#### [GIVEN EXERCISE]
Print exactly the lines running from the one that holds "Give me the Plotly source for this chart." through the one that holds "inset_y = 0.07", please, and leave the pictures out.

#### [PROVIDED MATERIAL]
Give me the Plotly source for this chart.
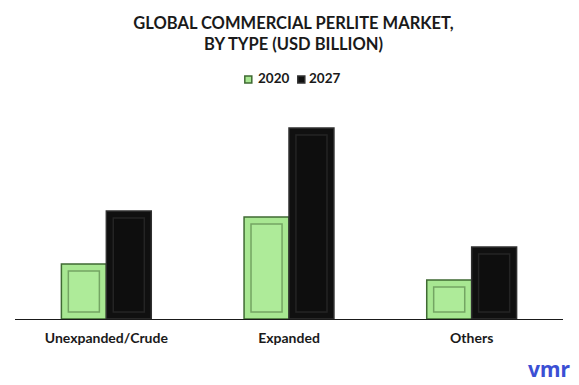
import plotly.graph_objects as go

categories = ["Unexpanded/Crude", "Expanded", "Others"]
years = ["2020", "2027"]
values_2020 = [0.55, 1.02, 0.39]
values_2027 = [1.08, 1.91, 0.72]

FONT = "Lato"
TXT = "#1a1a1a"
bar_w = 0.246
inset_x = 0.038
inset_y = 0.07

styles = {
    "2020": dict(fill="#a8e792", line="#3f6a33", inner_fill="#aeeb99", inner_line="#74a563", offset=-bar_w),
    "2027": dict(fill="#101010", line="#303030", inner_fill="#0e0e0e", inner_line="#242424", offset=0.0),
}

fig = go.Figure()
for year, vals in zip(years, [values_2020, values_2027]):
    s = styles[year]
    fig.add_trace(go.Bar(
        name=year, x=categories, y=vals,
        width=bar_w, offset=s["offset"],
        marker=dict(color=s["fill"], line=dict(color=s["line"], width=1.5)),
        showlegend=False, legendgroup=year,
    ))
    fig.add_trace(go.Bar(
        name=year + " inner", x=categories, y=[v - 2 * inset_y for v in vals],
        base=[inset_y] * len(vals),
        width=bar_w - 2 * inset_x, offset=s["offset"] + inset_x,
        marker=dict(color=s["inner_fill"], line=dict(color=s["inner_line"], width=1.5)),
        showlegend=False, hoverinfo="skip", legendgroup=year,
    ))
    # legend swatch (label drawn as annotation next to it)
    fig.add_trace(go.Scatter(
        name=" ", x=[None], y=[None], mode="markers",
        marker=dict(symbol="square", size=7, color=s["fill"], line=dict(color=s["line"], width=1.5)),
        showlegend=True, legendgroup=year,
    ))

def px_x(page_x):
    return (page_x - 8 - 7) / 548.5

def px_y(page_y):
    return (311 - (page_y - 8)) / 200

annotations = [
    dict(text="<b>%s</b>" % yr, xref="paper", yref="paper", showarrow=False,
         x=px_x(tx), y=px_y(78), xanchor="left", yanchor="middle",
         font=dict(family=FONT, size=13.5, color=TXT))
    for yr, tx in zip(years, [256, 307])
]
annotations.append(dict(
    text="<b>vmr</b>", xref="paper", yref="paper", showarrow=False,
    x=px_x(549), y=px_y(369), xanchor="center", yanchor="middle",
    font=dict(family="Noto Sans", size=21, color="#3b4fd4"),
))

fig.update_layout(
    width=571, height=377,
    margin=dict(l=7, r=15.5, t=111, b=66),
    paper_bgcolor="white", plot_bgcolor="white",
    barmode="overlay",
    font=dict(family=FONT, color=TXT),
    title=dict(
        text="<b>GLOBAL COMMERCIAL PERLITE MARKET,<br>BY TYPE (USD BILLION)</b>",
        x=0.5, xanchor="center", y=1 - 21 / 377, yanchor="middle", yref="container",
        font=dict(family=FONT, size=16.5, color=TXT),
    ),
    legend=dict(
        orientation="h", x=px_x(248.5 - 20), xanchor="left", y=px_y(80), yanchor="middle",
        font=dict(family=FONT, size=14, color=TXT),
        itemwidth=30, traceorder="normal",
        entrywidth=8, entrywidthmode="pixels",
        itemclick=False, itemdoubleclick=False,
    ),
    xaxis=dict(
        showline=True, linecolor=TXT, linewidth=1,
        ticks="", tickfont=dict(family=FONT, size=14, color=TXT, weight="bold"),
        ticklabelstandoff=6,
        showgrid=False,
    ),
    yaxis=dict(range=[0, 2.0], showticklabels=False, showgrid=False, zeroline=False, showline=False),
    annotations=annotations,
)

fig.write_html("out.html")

==

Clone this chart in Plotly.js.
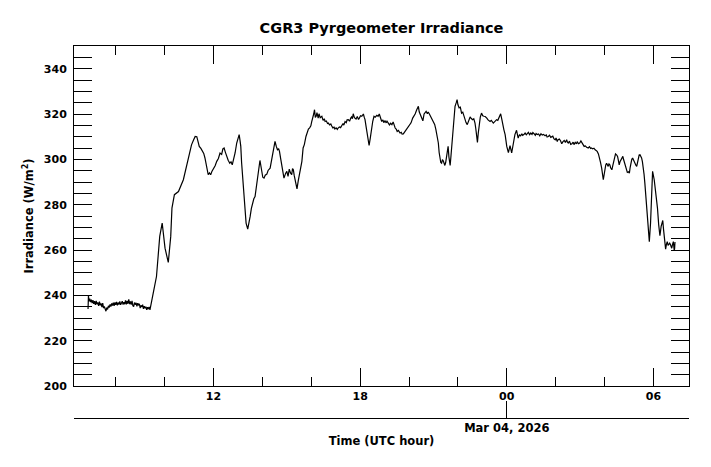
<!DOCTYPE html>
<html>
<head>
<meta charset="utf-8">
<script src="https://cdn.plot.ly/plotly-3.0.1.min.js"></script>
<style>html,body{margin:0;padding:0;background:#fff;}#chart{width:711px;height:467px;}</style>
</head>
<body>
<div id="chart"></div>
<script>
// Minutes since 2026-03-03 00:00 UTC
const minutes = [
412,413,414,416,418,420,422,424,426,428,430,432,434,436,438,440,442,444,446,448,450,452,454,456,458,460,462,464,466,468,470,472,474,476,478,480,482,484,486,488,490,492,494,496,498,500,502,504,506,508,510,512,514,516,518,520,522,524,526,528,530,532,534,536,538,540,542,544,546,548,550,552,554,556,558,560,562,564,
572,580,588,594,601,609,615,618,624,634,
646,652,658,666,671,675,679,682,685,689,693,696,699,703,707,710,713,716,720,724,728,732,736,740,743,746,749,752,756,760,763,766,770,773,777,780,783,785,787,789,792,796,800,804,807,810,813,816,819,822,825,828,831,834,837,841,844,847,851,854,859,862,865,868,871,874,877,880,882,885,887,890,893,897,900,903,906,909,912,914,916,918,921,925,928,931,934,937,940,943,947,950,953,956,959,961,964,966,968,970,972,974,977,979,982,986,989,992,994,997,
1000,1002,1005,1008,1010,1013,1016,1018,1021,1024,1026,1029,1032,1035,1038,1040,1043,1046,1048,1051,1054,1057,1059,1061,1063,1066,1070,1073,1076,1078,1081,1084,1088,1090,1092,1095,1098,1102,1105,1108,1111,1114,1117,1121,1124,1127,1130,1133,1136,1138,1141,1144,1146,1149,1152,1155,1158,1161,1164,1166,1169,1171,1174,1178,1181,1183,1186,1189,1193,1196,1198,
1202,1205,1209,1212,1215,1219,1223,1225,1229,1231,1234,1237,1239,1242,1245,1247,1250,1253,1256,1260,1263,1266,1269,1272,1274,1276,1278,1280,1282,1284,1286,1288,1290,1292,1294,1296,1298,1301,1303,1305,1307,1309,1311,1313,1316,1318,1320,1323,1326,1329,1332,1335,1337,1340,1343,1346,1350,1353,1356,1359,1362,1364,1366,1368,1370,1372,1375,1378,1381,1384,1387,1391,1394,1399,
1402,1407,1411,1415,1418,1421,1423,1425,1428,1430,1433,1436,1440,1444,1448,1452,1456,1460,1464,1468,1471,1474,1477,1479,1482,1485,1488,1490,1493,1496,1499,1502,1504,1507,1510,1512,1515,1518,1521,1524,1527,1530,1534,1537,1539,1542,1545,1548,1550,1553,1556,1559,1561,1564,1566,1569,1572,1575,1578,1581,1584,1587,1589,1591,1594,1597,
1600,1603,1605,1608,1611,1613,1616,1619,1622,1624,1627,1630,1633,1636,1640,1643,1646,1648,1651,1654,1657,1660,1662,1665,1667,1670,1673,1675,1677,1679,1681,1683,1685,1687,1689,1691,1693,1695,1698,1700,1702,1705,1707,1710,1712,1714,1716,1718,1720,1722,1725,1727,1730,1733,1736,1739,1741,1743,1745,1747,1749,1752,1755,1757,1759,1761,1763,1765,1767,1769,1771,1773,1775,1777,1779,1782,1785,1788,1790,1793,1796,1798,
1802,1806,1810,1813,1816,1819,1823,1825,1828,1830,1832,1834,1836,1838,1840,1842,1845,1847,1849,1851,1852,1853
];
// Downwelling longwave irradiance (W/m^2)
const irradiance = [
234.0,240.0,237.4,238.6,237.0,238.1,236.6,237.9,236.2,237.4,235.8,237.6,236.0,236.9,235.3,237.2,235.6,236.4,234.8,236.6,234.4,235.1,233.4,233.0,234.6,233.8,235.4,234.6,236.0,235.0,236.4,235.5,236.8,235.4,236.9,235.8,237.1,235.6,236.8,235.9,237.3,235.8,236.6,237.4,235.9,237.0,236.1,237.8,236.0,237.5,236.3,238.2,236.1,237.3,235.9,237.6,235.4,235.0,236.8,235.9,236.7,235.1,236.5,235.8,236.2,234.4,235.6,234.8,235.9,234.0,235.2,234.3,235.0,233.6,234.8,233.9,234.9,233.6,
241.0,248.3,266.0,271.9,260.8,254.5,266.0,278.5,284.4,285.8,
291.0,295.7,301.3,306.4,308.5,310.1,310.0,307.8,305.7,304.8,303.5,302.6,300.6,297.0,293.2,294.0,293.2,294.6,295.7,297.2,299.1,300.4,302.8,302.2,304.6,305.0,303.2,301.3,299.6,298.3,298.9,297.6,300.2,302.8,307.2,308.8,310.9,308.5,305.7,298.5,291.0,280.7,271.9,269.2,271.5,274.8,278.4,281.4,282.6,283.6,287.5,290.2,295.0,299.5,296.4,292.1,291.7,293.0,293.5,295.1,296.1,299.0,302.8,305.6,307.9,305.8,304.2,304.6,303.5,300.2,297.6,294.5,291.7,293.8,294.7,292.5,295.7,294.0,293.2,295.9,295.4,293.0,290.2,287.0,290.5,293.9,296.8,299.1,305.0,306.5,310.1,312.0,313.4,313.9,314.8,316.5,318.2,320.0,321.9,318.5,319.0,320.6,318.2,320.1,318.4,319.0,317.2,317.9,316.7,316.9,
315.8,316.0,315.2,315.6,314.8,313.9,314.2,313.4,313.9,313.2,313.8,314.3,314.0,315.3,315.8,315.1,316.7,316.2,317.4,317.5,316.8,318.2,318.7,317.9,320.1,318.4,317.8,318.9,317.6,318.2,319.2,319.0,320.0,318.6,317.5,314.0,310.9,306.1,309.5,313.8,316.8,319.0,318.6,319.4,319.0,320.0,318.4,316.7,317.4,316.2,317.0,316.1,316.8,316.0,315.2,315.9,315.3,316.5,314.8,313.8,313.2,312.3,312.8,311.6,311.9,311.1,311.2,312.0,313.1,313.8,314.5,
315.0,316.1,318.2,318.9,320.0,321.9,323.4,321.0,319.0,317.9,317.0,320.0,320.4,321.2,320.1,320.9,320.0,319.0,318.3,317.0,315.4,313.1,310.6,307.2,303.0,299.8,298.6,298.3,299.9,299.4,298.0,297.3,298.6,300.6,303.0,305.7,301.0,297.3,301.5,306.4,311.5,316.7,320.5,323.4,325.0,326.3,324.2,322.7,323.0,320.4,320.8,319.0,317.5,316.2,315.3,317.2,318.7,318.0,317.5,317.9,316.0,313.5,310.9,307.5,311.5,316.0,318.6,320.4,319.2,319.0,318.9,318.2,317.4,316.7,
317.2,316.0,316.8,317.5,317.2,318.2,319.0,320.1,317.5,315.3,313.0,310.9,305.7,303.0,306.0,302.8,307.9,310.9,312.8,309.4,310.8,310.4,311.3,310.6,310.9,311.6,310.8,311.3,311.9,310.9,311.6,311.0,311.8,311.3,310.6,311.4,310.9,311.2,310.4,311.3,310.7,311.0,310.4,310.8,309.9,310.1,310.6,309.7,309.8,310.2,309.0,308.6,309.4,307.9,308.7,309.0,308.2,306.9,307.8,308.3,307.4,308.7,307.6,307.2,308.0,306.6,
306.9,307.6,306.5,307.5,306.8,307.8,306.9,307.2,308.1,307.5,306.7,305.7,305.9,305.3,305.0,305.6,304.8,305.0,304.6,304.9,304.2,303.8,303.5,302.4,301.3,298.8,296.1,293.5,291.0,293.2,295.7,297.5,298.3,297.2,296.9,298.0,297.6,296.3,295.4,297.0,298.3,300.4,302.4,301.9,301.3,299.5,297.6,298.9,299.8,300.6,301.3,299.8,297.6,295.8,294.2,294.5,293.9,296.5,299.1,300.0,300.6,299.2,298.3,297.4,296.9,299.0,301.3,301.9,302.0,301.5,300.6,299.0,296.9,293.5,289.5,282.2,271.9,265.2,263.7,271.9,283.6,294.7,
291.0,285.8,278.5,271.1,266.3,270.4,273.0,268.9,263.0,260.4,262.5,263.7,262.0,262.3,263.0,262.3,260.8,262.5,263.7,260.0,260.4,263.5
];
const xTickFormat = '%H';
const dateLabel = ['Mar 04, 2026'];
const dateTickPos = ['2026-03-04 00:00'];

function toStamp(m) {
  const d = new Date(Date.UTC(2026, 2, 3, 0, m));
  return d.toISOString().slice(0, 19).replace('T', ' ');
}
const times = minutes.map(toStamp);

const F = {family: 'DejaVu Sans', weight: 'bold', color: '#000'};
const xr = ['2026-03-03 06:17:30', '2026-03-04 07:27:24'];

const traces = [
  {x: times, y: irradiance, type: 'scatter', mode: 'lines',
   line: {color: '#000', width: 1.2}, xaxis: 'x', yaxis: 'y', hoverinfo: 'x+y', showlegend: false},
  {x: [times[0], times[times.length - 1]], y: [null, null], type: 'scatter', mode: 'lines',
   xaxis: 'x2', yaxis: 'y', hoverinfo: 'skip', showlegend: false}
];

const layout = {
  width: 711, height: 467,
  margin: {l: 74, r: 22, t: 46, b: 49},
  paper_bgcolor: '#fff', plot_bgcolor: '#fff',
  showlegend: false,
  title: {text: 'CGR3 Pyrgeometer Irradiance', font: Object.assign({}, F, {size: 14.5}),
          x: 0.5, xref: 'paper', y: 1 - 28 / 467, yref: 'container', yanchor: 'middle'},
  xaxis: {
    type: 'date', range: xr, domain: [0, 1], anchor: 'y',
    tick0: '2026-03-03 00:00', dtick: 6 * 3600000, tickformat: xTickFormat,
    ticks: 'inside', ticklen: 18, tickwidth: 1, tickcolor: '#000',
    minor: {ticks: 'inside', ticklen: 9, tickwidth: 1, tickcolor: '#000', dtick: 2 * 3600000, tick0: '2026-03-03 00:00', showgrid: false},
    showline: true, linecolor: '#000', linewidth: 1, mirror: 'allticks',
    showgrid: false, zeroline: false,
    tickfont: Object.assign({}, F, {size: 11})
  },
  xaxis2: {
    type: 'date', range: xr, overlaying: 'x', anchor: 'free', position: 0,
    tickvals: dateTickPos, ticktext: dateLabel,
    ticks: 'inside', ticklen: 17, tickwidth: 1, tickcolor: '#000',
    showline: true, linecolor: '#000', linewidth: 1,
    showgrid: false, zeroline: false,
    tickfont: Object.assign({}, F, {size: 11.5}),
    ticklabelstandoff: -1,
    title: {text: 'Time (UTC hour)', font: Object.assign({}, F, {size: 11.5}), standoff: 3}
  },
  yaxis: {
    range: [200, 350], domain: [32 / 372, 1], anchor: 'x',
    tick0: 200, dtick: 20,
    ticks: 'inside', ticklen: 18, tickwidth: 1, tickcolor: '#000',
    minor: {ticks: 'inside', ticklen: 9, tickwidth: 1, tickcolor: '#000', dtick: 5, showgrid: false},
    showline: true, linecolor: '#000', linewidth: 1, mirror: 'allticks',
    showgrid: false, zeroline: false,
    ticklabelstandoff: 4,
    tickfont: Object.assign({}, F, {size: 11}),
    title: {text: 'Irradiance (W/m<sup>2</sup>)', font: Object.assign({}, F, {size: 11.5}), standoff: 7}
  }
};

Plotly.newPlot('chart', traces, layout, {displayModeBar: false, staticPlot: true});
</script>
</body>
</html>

#### [EXPECTED ANSWER]
Give me the Plotly source for this chart.
import plotly.graph_objects as go

categories = ["Unexpanded/Crude", "Expanded", "Others"]
years = ["2020", "2027"]
values_2020 = [0.55, 1.02, 0.39]
values_2027 = [1.08, 1.91, 0.72]

FONT = "Lato"
TXT = "#1a1a1a"
bar_w = 0.246
inset_x = 0.038
inset_y = 0.07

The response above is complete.